In the step S223, as shown in FIG. 2, a dimension transformation is executed on the frame tensor FT so that its color channel dimension matches that of the model input tensor MT1. This dimension transformation is executed using methods such as convolution.

In the step S224, as shown in FIG. 2, the frame tensor FT is input to the artificial intelligence model MD to obtain the inference result RS.

In the step S225, as shown in FIG. 2, the inference result RS is resized so that the size of the inference result RS is consistent with the size of the lighting effect device 130.

Next, in the step S231, as shown in FIG. 3, whether the squeeze flag FG1 is 1 is determined. If the squeeze flag FG1 is 1, the process proceeds to the step S232.

In the step S232, a dimension reduction is executed on the inference result RS. In this step, the inference result RS is squeezed to exclude data with a value of 1 in each dimension. This dimension reduction is executed while maintaining the same amount of data, speeding up the calculation and minimizing distortion.

Then, in the step S241, as shown in FIG. 3, whether the post-process merge flag FG2 is 1 is determined. If the post-process merge flag FG2 is 1, the process proceeds to the step S242; if the post-process merge flag FG2 is not 1, the process proceeds to the step S244.

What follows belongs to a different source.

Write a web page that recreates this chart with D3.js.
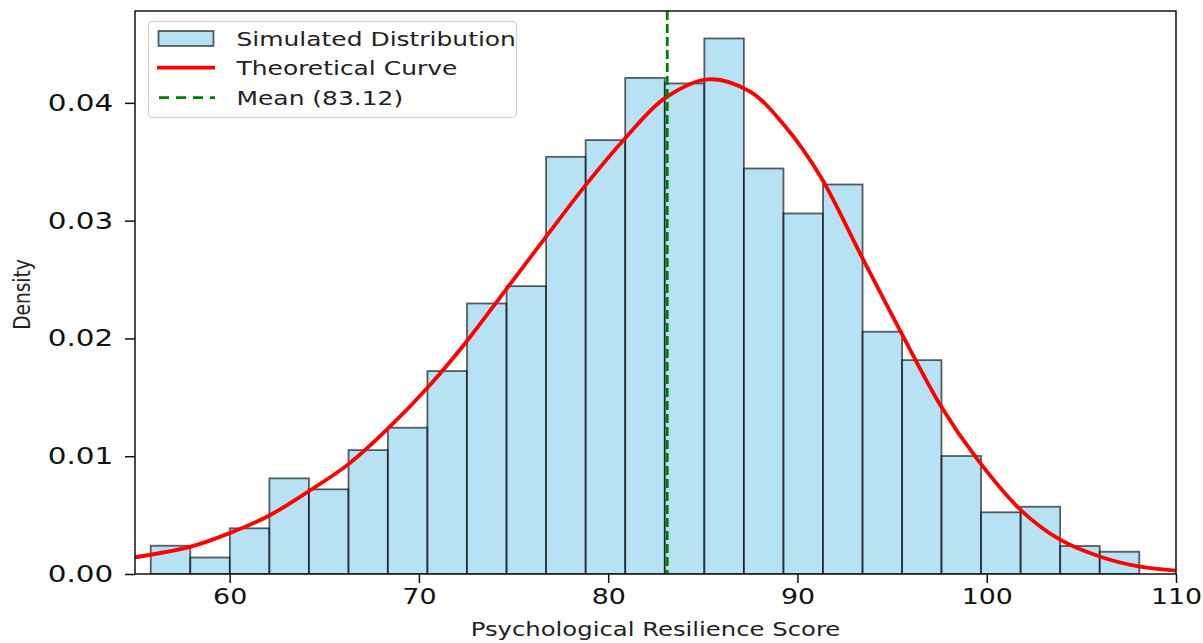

In the steps S242 and S244, the data in the H-dimension and the W-dimension are obtained from the inference result RS.

Next, in the step S243, the inference result RS is merged. In this step, after obtaining the data in the H-dimension and the W-dimension from the inference result RS, the matrix data is merged through a concatenation operation to complete the lighting effect pattern LM.

Then, in the step S250, a lighting effect pattern LM is generated.

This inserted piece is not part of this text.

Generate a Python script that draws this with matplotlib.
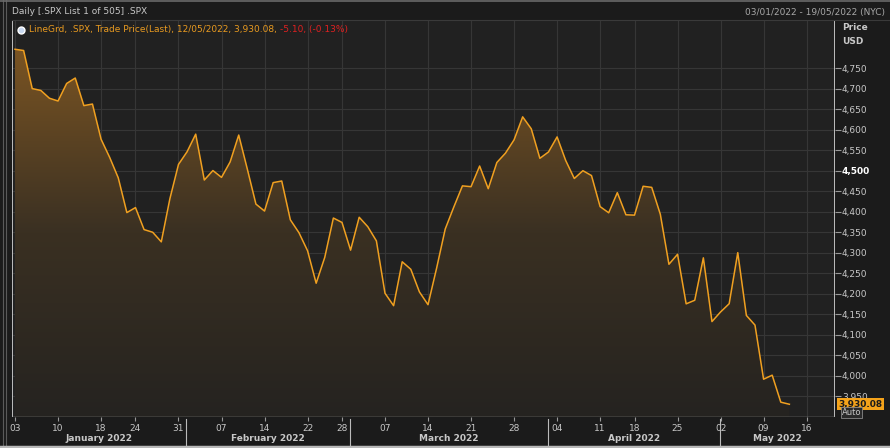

According to the above embodiments, the electronic device 100 utilizes the operating system kernel unit 150 to perform the initialization procedure PD1 and utilizes the CUDA 181 of the neural network processing unit 170 or the graphics processing unit 180 to perform the execution procedure PD2. In scenarios such as gaming and multimedia creation, the central processing unit 160 and the graphics processing unit 180 are nearly fully loaded, but the CUDA 181 of the neural network processing unit 170 and the CUDA 181 of the graphics processing unit 180 still have sufficient computational resources. Furthermore, the CUDA 181 of the neural network processing unit 170 and the CUDA 181 of the graphics processing unit 180 are particularly well-suited for artificial intelligence (AI) computing. Therefore, the present disclosure utilizes the computing resources of the CUDA 181 of the neural network processing unit 170 and the CUDA 181 of the graphics processing unit 180 to execute an artificial intelligence method for generating lighting effects. This allows for real-time calculation of the lighting effect pattern LM in response to rapid changes in the screen image FM.

It will be apparent to those skilled in the art that various modifications and variations can be made to the disclosed embodiments. It is intended that the specification and examples be considered as exemplars only, with a true scope of the disclosure being indicated by the following claims and their equivalents.